• **DATA**:
>>>
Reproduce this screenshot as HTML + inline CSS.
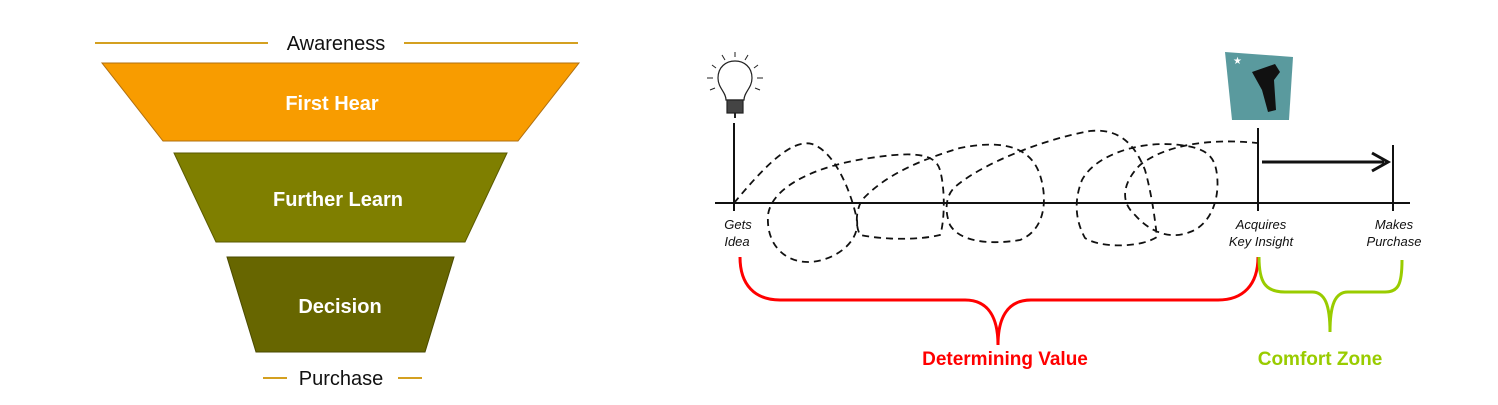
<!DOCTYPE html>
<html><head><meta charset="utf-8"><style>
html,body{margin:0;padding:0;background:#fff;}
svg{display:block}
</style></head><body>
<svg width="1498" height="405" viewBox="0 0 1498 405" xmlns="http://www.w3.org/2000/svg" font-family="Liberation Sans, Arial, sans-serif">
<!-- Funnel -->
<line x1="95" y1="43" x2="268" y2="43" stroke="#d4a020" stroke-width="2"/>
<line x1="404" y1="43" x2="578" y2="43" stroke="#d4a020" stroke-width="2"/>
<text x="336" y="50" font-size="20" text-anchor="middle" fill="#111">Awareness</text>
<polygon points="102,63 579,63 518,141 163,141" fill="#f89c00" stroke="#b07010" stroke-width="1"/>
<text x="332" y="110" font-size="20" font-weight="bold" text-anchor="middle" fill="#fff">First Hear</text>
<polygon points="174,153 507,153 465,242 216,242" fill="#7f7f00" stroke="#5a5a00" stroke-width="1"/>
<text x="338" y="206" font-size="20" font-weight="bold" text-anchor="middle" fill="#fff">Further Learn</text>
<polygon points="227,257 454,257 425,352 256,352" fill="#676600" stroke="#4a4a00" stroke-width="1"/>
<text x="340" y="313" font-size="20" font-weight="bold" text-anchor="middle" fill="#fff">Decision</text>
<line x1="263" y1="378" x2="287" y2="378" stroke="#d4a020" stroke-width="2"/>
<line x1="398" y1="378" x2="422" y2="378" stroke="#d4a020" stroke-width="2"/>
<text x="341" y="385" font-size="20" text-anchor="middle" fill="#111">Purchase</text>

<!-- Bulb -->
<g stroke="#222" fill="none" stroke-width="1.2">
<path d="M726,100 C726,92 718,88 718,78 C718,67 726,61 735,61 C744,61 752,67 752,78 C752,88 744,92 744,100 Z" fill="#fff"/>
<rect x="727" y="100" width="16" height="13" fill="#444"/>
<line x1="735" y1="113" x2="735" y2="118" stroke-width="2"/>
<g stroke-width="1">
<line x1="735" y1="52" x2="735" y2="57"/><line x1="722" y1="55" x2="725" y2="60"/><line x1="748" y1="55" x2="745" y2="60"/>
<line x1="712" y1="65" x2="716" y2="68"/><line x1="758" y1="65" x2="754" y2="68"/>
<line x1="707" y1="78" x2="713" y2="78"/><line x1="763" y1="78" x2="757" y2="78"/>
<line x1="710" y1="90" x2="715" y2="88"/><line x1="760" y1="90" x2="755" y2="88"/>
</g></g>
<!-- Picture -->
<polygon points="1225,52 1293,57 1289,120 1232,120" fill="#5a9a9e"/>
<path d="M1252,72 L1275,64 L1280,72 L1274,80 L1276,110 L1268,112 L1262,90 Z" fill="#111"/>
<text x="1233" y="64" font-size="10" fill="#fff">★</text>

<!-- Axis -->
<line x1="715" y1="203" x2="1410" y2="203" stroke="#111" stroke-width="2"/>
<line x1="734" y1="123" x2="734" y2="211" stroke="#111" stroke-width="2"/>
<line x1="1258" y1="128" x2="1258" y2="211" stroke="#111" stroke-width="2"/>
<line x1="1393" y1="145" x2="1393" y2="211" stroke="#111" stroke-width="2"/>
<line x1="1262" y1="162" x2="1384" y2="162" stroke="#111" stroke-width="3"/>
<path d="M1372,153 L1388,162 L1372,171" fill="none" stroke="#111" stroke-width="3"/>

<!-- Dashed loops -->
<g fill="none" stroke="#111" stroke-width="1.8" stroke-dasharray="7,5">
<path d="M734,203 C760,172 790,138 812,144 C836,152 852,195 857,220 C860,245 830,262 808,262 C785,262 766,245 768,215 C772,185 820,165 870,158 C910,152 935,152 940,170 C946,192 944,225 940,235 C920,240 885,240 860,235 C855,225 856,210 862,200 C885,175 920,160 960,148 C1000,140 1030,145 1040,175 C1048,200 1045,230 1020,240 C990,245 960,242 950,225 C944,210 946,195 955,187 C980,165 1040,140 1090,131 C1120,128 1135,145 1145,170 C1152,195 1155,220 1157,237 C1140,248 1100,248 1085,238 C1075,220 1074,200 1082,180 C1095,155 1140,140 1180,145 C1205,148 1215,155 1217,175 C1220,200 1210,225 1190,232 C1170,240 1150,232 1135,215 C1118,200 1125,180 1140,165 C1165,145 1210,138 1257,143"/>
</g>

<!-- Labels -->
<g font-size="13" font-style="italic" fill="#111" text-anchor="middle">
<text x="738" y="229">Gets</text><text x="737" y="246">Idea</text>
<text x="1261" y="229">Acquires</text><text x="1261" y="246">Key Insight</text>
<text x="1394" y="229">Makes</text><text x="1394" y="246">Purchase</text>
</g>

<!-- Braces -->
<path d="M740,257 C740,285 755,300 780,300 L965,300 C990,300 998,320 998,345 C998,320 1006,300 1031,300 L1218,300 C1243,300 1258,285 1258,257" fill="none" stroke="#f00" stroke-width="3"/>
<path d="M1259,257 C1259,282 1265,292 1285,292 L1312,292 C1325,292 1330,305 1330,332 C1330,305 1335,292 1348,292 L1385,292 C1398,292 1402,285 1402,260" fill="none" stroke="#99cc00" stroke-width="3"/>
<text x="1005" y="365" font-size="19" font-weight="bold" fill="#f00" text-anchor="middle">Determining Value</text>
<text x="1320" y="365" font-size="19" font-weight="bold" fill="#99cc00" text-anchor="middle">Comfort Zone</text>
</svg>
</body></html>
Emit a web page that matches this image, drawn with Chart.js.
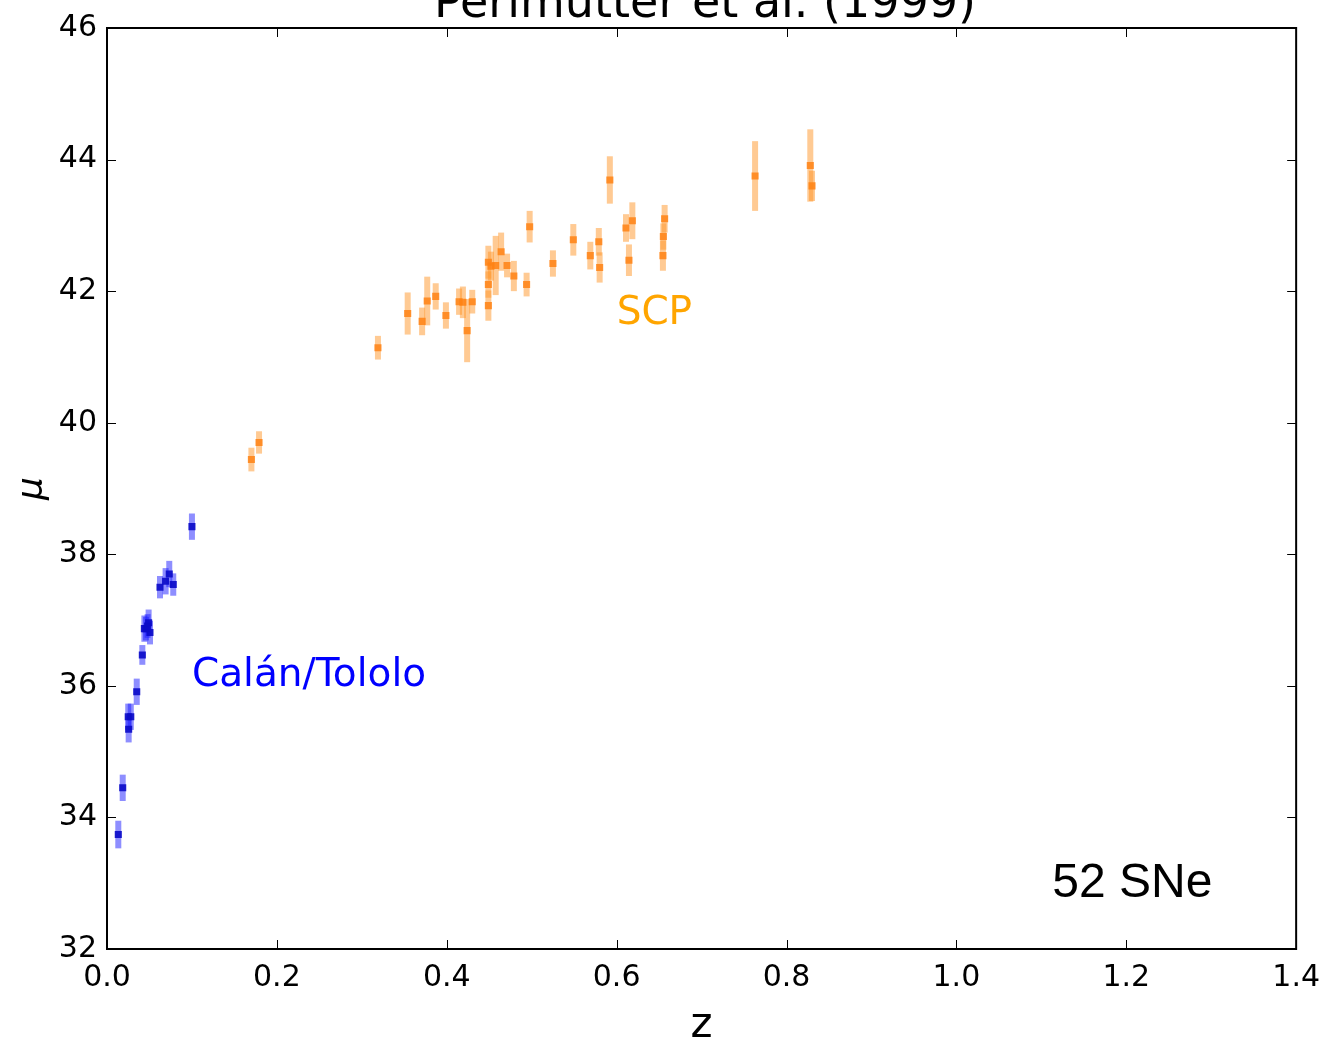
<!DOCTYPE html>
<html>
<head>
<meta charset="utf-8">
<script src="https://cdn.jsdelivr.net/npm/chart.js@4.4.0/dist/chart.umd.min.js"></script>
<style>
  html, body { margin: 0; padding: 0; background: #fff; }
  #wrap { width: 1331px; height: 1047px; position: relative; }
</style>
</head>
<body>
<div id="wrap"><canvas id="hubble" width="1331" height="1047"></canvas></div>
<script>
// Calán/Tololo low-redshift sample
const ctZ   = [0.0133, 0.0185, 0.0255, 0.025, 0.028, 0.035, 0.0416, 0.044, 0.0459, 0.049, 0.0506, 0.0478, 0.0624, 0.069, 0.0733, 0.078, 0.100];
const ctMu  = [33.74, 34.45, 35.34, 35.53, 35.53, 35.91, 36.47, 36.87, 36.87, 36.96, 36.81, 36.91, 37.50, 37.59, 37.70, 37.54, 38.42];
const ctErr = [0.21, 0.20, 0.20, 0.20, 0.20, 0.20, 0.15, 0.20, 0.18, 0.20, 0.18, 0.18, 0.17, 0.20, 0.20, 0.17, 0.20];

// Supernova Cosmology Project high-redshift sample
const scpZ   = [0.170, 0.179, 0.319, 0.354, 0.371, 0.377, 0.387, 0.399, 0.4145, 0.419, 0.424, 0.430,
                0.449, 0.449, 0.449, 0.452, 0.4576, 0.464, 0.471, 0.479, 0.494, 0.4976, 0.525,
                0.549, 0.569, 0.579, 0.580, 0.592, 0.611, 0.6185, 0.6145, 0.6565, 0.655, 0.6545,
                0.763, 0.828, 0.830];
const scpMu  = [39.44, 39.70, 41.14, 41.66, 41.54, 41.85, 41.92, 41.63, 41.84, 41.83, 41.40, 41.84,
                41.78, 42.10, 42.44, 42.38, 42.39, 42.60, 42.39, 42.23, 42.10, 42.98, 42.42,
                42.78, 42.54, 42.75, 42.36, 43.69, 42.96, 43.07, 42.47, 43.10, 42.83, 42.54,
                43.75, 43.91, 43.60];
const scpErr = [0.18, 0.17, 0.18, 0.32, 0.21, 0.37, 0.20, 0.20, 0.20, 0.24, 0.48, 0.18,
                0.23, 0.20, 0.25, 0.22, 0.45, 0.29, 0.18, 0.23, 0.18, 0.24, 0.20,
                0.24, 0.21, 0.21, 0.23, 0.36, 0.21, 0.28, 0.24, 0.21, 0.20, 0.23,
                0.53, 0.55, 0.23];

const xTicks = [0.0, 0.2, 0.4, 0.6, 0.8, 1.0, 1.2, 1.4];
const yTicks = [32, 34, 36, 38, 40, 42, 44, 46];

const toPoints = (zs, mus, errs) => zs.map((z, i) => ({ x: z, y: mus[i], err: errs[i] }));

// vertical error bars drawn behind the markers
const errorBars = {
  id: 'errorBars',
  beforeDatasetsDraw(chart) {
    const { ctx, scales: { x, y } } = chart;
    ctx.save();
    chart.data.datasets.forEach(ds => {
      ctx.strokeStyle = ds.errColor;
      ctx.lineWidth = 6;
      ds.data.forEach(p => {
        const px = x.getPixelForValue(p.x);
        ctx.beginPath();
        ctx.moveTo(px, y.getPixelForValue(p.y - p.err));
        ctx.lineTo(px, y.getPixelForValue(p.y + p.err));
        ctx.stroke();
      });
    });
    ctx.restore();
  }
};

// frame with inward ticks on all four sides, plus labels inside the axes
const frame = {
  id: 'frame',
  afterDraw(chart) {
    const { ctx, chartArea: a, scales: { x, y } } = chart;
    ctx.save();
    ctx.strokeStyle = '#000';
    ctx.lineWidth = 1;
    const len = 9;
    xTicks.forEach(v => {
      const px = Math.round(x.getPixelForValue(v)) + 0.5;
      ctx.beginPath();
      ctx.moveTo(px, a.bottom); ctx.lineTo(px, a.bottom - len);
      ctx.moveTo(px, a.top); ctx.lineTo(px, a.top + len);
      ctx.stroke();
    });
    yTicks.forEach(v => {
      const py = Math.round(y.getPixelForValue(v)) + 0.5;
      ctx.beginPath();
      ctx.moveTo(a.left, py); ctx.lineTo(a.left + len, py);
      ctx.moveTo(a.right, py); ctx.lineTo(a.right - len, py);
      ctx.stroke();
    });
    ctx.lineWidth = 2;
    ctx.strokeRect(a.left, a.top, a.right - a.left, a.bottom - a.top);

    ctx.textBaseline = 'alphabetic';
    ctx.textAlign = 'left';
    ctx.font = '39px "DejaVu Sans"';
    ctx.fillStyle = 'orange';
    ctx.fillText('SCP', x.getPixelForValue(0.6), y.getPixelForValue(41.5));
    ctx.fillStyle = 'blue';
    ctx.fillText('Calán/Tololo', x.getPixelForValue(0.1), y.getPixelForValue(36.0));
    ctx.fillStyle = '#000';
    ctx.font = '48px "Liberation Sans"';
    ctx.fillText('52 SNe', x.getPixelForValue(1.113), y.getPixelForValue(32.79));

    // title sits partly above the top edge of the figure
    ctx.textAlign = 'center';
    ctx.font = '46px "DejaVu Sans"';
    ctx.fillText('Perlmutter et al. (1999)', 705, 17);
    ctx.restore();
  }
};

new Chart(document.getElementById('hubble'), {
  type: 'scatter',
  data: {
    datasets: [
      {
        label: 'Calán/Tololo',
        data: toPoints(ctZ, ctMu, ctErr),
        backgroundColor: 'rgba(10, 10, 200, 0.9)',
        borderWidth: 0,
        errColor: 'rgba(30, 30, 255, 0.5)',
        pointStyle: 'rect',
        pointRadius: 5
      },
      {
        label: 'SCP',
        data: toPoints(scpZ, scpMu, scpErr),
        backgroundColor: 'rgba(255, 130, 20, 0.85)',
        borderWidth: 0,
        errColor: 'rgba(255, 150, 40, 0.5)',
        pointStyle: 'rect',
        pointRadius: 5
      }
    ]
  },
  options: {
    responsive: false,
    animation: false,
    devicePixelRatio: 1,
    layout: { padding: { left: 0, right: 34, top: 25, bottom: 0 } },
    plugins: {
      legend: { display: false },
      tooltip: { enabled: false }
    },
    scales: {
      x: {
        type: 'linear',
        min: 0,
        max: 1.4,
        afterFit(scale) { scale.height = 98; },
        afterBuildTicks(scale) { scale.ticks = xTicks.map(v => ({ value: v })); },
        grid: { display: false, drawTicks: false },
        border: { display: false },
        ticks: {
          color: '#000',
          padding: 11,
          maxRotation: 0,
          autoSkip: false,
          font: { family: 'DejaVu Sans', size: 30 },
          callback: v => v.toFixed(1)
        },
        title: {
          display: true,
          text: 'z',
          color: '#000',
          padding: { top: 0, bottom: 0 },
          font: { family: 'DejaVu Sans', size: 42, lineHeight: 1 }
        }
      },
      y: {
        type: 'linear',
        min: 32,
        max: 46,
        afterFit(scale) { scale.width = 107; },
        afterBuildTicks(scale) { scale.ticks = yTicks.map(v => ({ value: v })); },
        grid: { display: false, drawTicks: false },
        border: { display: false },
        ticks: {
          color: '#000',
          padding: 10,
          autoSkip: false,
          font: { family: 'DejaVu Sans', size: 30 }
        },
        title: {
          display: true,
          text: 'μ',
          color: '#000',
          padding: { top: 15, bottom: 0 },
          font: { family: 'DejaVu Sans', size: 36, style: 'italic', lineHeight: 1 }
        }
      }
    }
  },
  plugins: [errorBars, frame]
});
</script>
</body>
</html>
<<<
• **CHALLENGE**: Nothing but the lines from the one containing "Emit a web page" through the one containing "0.20, 0.17, 0.20];" should appear in your copy, exactly as written and without pictures.

• **EXERCISE ANSWER**:
Emit a web page that matches this image, drawn with Chart.js.
<!DOCTYPE html>
<html>
<head>
<meta charset="utf-8">
<script src="https://cdn.jsdelivr.net/npm/chart.js@4.4.0/dist/chart.umd.min.js"></script>
<style>
  html, body { margin: 0; padding: 0; background: #fff; }
  #wrap { width: 1331px; height: 1047px; position: relative; }
</style>
</head>
<body>
<div id="wrap"><canvas id="hubble" width="1331" height="1047"></canvas></div>
<script>
// Calán/Tololo low-redshift sample
const ctZ   = [0.0133, 0.0185, 0.0255, 0.025, 0.028, 0.035, 0.0416, 0.044, 0.0459, 0.049, 0.0506, 0.0478, 0.0624, 0.069, 0.0733, 0.078, 0.100];
const ctMu  = [33.74, 34.45, 35.34, 35.53, 35.53, 35.91, 36.47, 36.87, 36.87, 36.96, 36.81, 36.91, 37.50, 37.59, 37.70, 37.54, 38.42];
const ctErr = [0.21, 0.20, 0.20, 0.20, 0.20, 0.20, 0.15, 0.20, 0.18, 0.20, 0.18, 0.18, 0.17, 0.20, 0.20, 0.17, 0.20];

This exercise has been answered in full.